I owe it to everyone, and especially myself, to nip feelings of anger in the bud and take a step back to see where they originate. Sometimes, they come from an egocentric place where I just feel tired, run-down and self-sacrificing after a long series of days mothering four girls. I need to remind myself that parenting all these girls, at these ages, is a lot of work on its own. Feeling tired and ignored and unappreciated is par for the course!
This isn't the first time I've misdirected my anger and acted out of a stubborn refusal to admit when I'm wrong. I anticipate it's not the last time, either. We are always learning, but dangit if I don't keep stumbling over the same stone as I walk this path. So what is there to do but make amends, forgive myself, be kind to myself, and make a renewed vow to be kind to others. Sometimes I need to make that vow a few times a day. Sometimes when a toddler is having a tantrum in the bath and flinging sudsy water all over my clothes and arching her head back into my jawbone, I want to act out my anger and yell, scaring her into ... submission, I guess? But I know that's not even going to work, or make anyone feel better. But oh, the self-control required to not yell is a mountain sometimes, isn't it?
So I see the toddler as struggling. She is often scared of her big feelings. If discipline is needed, I can dole it out. But when she is just tired, scared, anxious, or frustrated, I can help her. I can be her calm, I can direct her back to the present, I can slow her heartbeat with a hug. I am always happier when that's how the scenario unfolds, and she is, too. Now I just have to go about doing my best to do that each time, or at least most times. And when I don't? Well, I feel guilty, but on the flip side, that's just a great chance to model how to apologize, how to calm myself down and demonstrate how to own my words and actions.

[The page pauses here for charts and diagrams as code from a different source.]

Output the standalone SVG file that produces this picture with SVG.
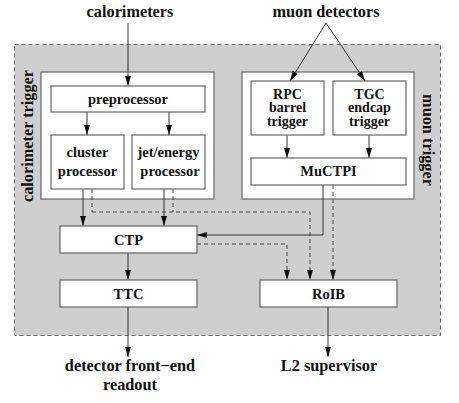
<svg xmlns="http://www.w3.org/2000/svg" width="459" height="403" viewBox="0 0 459 403">
<defs>
<marker id="ah" viewBox="0 0 10 6" refX="10" refY="3" markerWidth="10" markerHeight="6" markerUnits="userSpaceOnUse" orient="auto">
<path d="M0,0 L10,3 L0,6 z" fill="#111"/>
</marker>
<style>
text{font-weight:bold;fill:#111;text-anchor:middle}
.t{font-size:16.3px}
.b{font-size:14.5px}
.s{font-size:14px}
.box{fill:#fff;stroke:#666;stroke-width:1.2}
.grp{fill:#fff;stroke:#666;stroke-width:1.2}
.c{fill:none;stroke:#333;stroke-width:1}
.d{fill:none;stroke:#444;stroke-width:1;stroke-dasharray:4 3}
</style>
</defs>
<g font-family="'Liberation Serif', 'Times New Roman', 'DejaVu Serif', serif">
<rect x="14.5" y="44.5" width="426" height="291" fill="#cfcfcf" stroke="#666" stroke-width="1" stroke-dasharray="4 3"/>
<rect class="grp" x="41" y="72" width="173" height="127"/>
<rect class="grp" x="242" y="72" width="172" height="127"/>
<text class="t" transform="translate(33,136) rotate(-90)">calorimeter trigger</text>
<text class="t" transform="translate(423,140) rotate(90)">muon trigger</text>
<text class="t" x="130" y="17">calorimeters</text>
<text class="t" x="326" y="17">muon detectors</text>
<g id="connectors">
<line class="c" x1="128" y1="23" x2="128" y2="86" marker-end="url(#ah)"/>
<line class="c" x1="326" y1="23" x2="290" y2="81" marker-end="url(#ah)"/>
<line class="c" x1="326" y1="23" x2="365" y2="81" marker-end="url(#ah)"/>
<line class="c" x1="87" y1="112" x2="87" y2="135" marker-end="url(#ah)"/>
<line class="c" x1="169" y1="112" x2="169" y2="135" marker-end="url(#ah)"/>
<line class="c" x1="287" y1="135" x2="287" y2="158" marker-end="url(#ah)"/>
<line class="c" x1="369" y1="135" x2="369" y2="158" marker-end="url(#ah)"/>
<line class="c" x1="83" y1="189" x2="83" y2="226" marker-end="url(#ah)"/>
<line class="c" x1="164" y1="189" x2="164" y2="226" marker-end="url(#ah)"/>
<path class="d" d="M92,189 V212"/>
<path class="d" d="M173,189 V212"/>
<path class="d" d="M92,212 H310 V280" marker-end="url(#ah)"/>
<path class="c" d="M323,185 V235 H197" marker-end="url(#ah)"/>
<path class="d" d="M197,244 H287 V280" marker-end="url(#ah)"/>
<path class="d" d="M333,185 V280" marker-end="url(#ah)"/>
<line class="c" x1="128" y1="253" x2="128" y2="280" marker-end="url(#ah)"/>
<line class="c" x1="128" y1="307" x2="128" y2="357" marker-end="url(#ah)"/>
<line class="c" x1="328" y1="307" x2="328" y2="357" marker-end="url(#ah)"/>
</g>
<g id="preprocessor"><rect class="box" x="51" y="86" width="154" height="26"/><text class="b" x="128" y="104">preprocessor</text></g>
<g id="cluster"><rect class="box" x="51" y="135" width="73" height="54"/><text class="b" x="87.5" y="157">cluster</text><text class="b" x="87.5" y="176">processor</text></g>
<g id="jetenergy"><rect class="box" x="132" y="135" width="73" height="54"/><text class="b" x="168.5" y="157">jet/energy</text><text class="b" x="170" y="176">processor</text></g>
<g id="rpc"><rect class="box" x="251" y="81" width="73" height="54"/><text class="s" x="287.5" y="98.5">RPC</text><text class="s" x="287.5" y="112">barrel</text><text class="s" x="287.5" y="125.5">trigger</text></g>
<g id="tgc"><rect class="box" x="333" y="81" width="73" height="54"/><text class="s" x="369.5" y="98.5">TGC</text><text class="s" x="369.5" y="112">endcap</text><text class="s" x="369.5" y="125.5">trigger</text></g>
<g id="muctpi"><rect class="box" x="251" y="158" width="155" height="27"/><text class="b" x="328.5" y="176">MuCTPI</text></g>
<g id="ctp"><rect class="box" x="60" y="226" width="137" height="27"/><text class="b" x="128.5" y="244.5">CTP</text></g>
<g id="ttc"><rect class="box" x="60" y="280" width="137" height="27"/><text class="b" x="128.5" y="298.5">TTC</text></g>
<g id="roib"><rect class="box" x="260" y="280" width="137" height="27"/><text class="b" x="328.5" y="298.5">RoIB</text></g>
<text class="t" x="130" y="371">detector front−end</text>
<text class="t" x="130" y="390">readout</text>
<text class="t" x="329" y="371">L2 supervisor</text>
</g>
</svg>
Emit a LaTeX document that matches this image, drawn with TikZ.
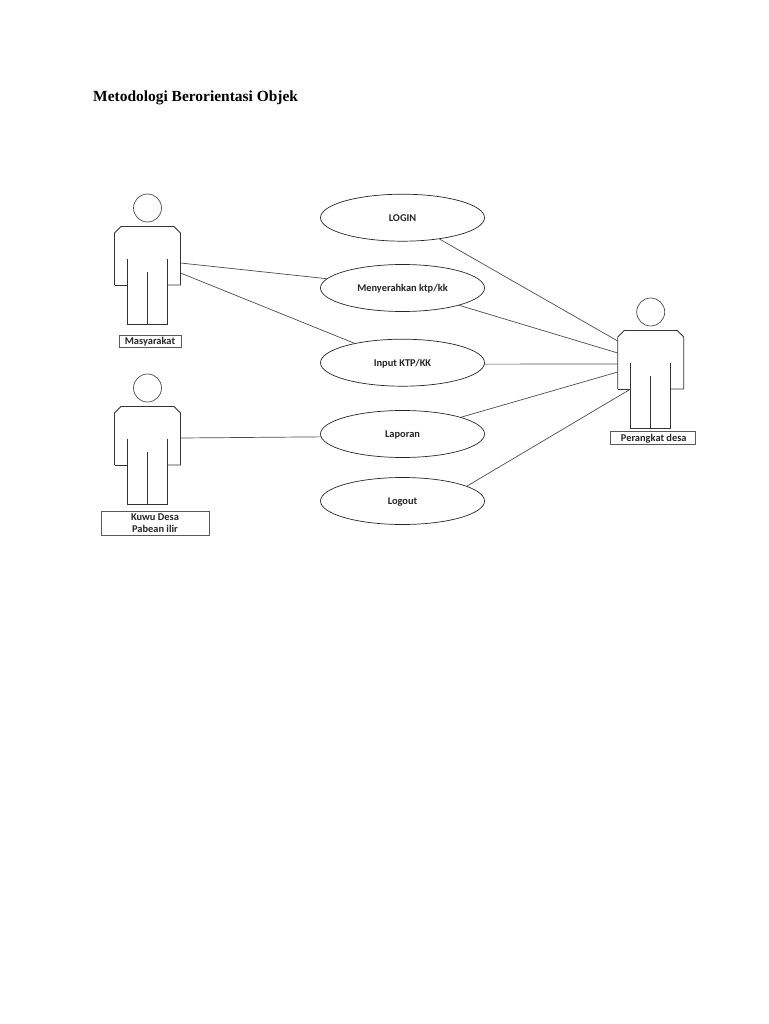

Today went pretty well. I yelled a few times when I could have done something else. It was mostly out of an ego-bruising that turned into anger, anyway. But there were songs, there were cuddles, there were calm-downs and time-outs and consistent reminders to show love an respect to our sisters. They all went to bed early, made sleepy by the gray skies and rain, tucked in with hugs and kisses and promises to see them in the morning. Anew.